IN RE N2K, INC. SECURITIES LITIGATION

United States District Court, Southern District of New York (2000)

Facts

Issue

Holding — Baer, J.

Rule

Reasoning

Deep Dive: How the Court Reached Its Decision

Court's Analysis of the Registration Statement

The court analyzed whether the omission of N2K's first quarter financial results constituted a material misrepresentation or omission under the Securities Act of 1933. It determined that the registration statement and prospectus were not misleading to investors, as they contained sufficient warnings regarding N2K's financial condition and investment risks. Specifically, the court found that the financial results for the first quarter of 1998 were not required to be disclosed because they fell within the 135-day window preceding the effectiveness of the registration statement. This finding was based on the relevant SEC regulations that dictate when interim financial information must be included in registration statements. The court concluded that since the financial statements were dated December 31, 1997, they were still within this time frame, thus exempting N2K from disclosing the first quarter results. Moreover, the court assessed the defendants' knowledge of the financial data at the time of the offering, accepting as true that they were aware of the first quarter losses, but ultimately finding that this knowledge did not impose a duty to disclose the omitted information. The court emphasized that the losses reported were not an extreme departure from historical financial trends, which indicated ongoing losses. Therefore, the defendants’ failure to disclose the first quarter results did not constitute a violation of the Securities Act.

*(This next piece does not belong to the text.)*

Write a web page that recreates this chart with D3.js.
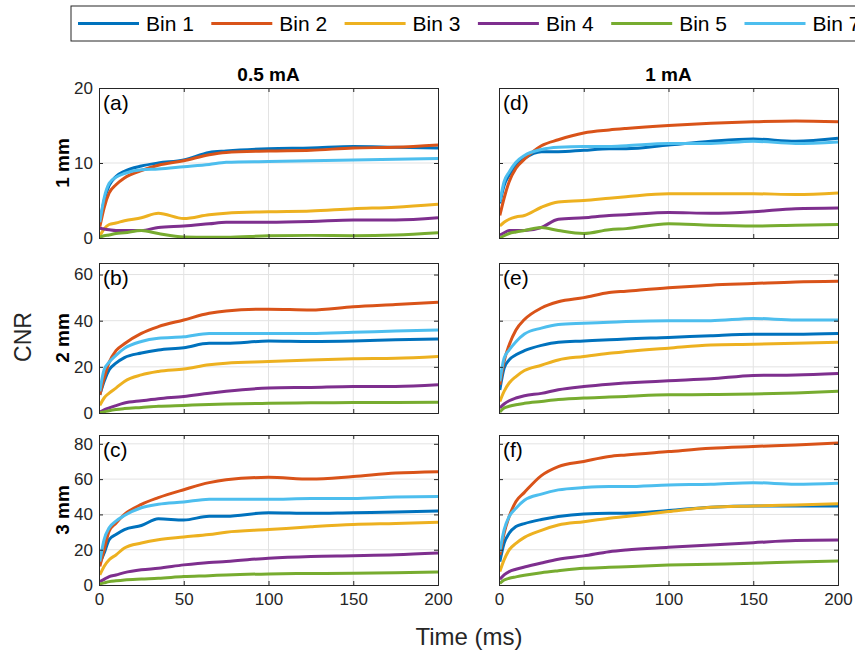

Risk Disclosures in the Prospectus

The court further reasoned that the prospectus provided adequate risk disclosures that informed investors about the potential fluctuations in N2K's quarterly results. It noted that the prospectus included explicit statements about the company's expectation of incurring significant losses on a quarterly and annual basis for the foreseeable future. The court highlighted that such warnings were crucial in ensuring that investors understood the risks associated with investing in N2K's stock. The prospectus detailed the company's historical losses, indicating that these losses were part of its financial reality. The court found that the language used in the prospectus made it clear that investors could face adverse outcomes, mitigating any claim that the omission of the first quarter results would mislead a reasonable investor. Additionally, the court pointed out that the prospectus contained specific sections dedicated to risk factors, which provided a comprehensive understanding of the company’s financial challenges. Thus, the court concluded that the overall context of the prospectus did not mislead investors, and the warnings contained therein were sufficient to satisfy the requirements of the Securities Act.

Comparison to Precedent Cases

The court compared the facts of this case to relevant precedent cases to assess the materiality of the omitted financial information. It cited the case of Shaw v. Digital Equipment Corp., where the court held that an issuer must disclose known adverse facts that significantly deviate from anticipated results. However, the court distinguished N2K's situation by stating that the losses reported for the first quarter did not represent an extreme departure from the historical trends already known to investors. The comparison established that while Shaw involved a substantial and surprising loss, N2K's losses were in line with its previous performance, which had already been characterized by significant financial challenges. The court also addressed other cited cases, noting that they either did not apply directly to the issues at hand or were not binding on its decision. This analysis reinforced the court's conclusion that the omission of the first quarter results did not rise to the level of materiality required to constitute a securities violation. Ultimately, the court determined that the information omitted by N2K did not mislead investors in the context of the registration statement as a whole.

Conclusion of the Court

In conclusion, the court held that the plaintiffs failed to establish a claim for a securities violation based on the omission of the first quarter financial results. It found that the registration statement and prospectus did not contain any misleading statements or omissions, as they adequately informed investors of the risks associated with N2K’s financial condition. The court granted the defendants' motion to dismiss the case with prejudice, meaning the plaintiffs could not amend their complaint to attempt to state a valid claim. This decision effectively protected the defendants from liability, affirming that the disclosures made were sufficient under the Securities Act. The court's reasoning underscored the importance of context in evaluating whether omissions in financial disclosures lead to misleading statements. The ruling emphasized that adequate risk disclosures can mitigate claims of material omissions, thereby highlighting the necessity for companies to provide transparent and comprehensive information to potential investors.